This sounds like a quiz question, and not presented by a student, but the professor testing the public on stackoverflow, but let's see...
Let's start with the One Definition Rule. It's clear neither version violates that, so they both pass that part.
Then, to syntax. Neither have syntax failures, they'll both compile without issue if you don't mind the potential blend of a syntax and semantic issue.
First, the simpler semantic issue. This isn't a syntax problem, but f(), in both versions, is the member of a struct, and the function clearly makes no change to the owning struct, it's returning a constant. Although the function is declared constexpr, it is not declared as const, which means if there were some reason to call this as a runtime function, it would generate an error if that attempt were made on a const S. That affects both versions.
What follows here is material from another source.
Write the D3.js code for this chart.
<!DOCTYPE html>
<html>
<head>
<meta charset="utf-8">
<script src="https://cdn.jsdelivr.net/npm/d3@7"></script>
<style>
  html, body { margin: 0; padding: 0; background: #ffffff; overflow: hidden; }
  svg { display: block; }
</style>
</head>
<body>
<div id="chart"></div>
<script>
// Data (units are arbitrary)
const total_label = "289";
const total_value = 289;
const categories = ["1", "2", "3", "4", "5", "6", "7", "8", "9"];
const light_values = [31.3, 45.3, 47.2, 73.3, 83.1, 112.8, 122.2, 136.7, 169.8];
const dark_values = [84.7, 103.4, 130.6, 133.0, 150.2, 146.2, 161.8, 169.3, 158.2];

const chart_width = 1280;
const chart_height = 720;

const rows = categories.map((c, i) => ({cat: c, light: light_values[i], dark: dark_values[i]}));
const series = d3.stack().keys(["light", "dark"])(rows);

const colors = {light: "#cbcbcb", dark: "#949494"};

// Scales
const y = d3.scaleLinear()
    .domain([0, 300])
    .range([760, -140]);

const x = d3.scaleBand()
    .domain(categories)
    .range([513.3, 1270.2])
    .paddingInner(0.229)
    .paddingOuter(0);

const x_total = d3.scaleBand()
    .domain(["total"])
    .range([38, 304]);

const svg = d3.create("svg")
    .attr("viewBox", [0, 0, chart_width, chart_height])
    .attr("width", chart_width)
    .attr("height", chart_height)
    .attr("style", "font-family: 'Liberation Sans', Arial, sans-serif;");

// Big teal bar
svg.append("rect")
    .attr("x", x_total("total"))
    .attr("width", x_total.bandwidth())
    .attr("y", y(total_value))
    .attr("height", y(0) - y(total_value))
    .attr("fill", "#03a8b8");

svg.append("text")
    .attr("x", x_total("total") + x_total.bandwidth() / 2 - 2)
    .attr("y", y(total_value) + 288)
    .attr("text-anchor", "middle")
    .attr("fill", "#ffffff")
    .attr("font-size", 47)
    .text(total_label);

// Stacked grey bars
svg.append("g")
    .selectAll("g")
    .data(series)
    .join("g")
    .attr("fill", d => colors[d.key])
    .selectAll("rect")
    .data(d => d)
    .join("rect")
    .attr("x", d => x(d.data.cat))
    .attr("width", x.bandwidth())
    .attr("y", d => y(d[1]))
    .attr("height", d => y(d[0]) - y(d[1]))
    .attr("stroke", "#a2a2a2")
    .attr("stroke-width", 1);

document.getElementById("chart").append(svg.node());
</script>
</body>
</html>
Now, the potentially ambiguous return g(S()); Clearly the outer g is a function call, but S may not be so clear as it would be if written return g(S{}); With {} initializing S, there would be no ambiguity in the future should struct S be expanded with an operator() (the struct nearly resembles a functor already). The constructor invoked is automatically generated now, and there is no operator() to create confusion for the compiler at this version, but modern C++14 is supposed to offer clearer alternatives to avoid the "Most Vexing Parse", which g(S()) resembles.
So, I'd have to say that based on semantic rules, they both fail (not so badly though).